Given the catastrophic consequences of this, there is little reason to believe that methods that sparked the ascent of the failed TSS-compliant doctrine could not be emulated to induce – in an equally rapid manner – its descent into well-deserved ignominy, paving the way for the acceptance of saner, less calamitous alternatives.
Strategic vs tactical
A brief methodological digression: While the “tactical” approach focuses on prevailing realities and ways of contending with them, the “strategic” approach involves defining a desired reality and devising methods of attaining it.
As noted before, this does not mean that current realities can, or should, be ignored.
Quite the opposite. It is essential they be recognized, lest they result in the formulation of defective methods designed to attain the desired reality. What it does mean, however, is that they should be considered obstacles to overcome, rather than constraints to be conformed to.
This distinction is not merely theoretical. It is an indispensable operational guide for the design of TSS-alternative paradigms. The point of departure for any strategic prescription for a durable TSS-alternative must be the desired conditions, and not the difficulties in attaining them. Once such conditions are defined, methods for neutralizing/circumventing such difficulties can be devised.
The practical importance of this differentiation cannot be overstated. For if the alternative approach is adopted, and current realities are taken as largely immutable, and the most that prescribed alternatives aspire to is to attenuate their pernicious components, eventual failure is almost certainly assured, even if some short-term amelioration might be secured.
As I have argued in my two preceding columns, such a desired (indeed necessary) strategic future requires that Israel adequately address its geographic imperative and its demographic imperative by maintaining control over all of Judea and Samaria without permanently incorporating the resident Palestinian Arab population into its society.
The strategic challenge is therefore to devise methods – one hopes non-coercive ones – to achieve this.
Resources and resourcefulness
Although for some this preparatory discussion might appear disappointingly detached from practicalities, it is an essential preamble to the elaboration of operational components of any TSS-alternative paradigm.
Unless one approaches this task with a mindset that prevailing diplomatic realities are malleable rather than immutable, and that they can be rendered malleable by assertive, intelligent diplomatic initiatives, there is little hope for success. Similarly, unless one recognizes that the role played by Israel’s diplomacy should be considered similar to that of its air force – in generating freedom of action to achieve strategic objectives – and is allotted the resources commensurate with the importance of that role, it is unlikely that those objectives will be achieved.
Finally, unless one realizes that the initiative for the required changes will not come from within Israeli officialdom or incumbent politicians, but from determined and devoted civil society elites, they will never materialize.

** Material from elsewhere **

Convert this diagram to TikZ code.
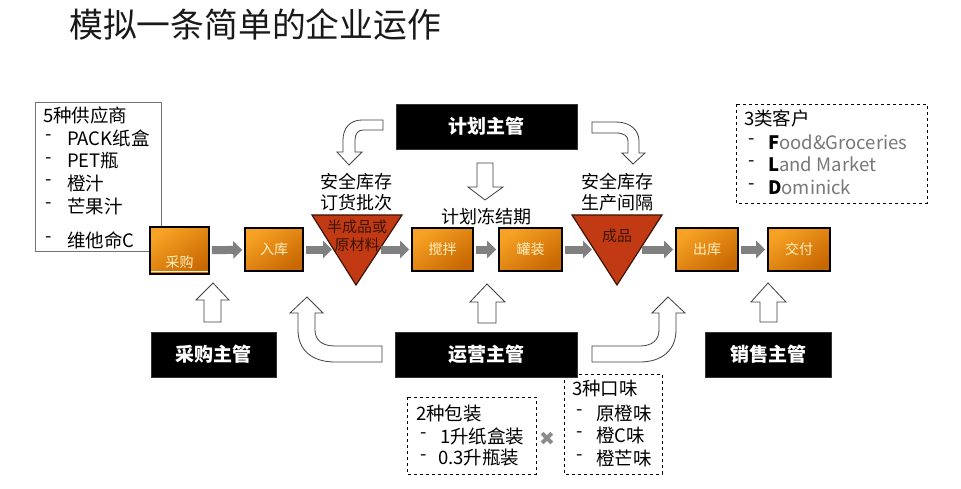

True, eventually the funding required will be too large to come solely from private benefactors and will have to come from government sources. But it would be futile to look to, or wait for, any government initiative to establish the necessary enterprise.
Without recognition of these three points, the quest for a sustainable TSS-alternative will be futile.
The only remaining question is whether right-wing elites can muster the required resolve, resources and resourcefulness – just as the Left did – to allow it to initiate a far-reaching paradigmatic shift just as the Left did.
‘Nothing so practical as a good theory’
For those who were expecting a little more “red meat” this week, let me try to mollify you with a quote from the founder of social psychology, Kurt Lewin, who wisely remarked that “there is nothing so practical as a good theory.”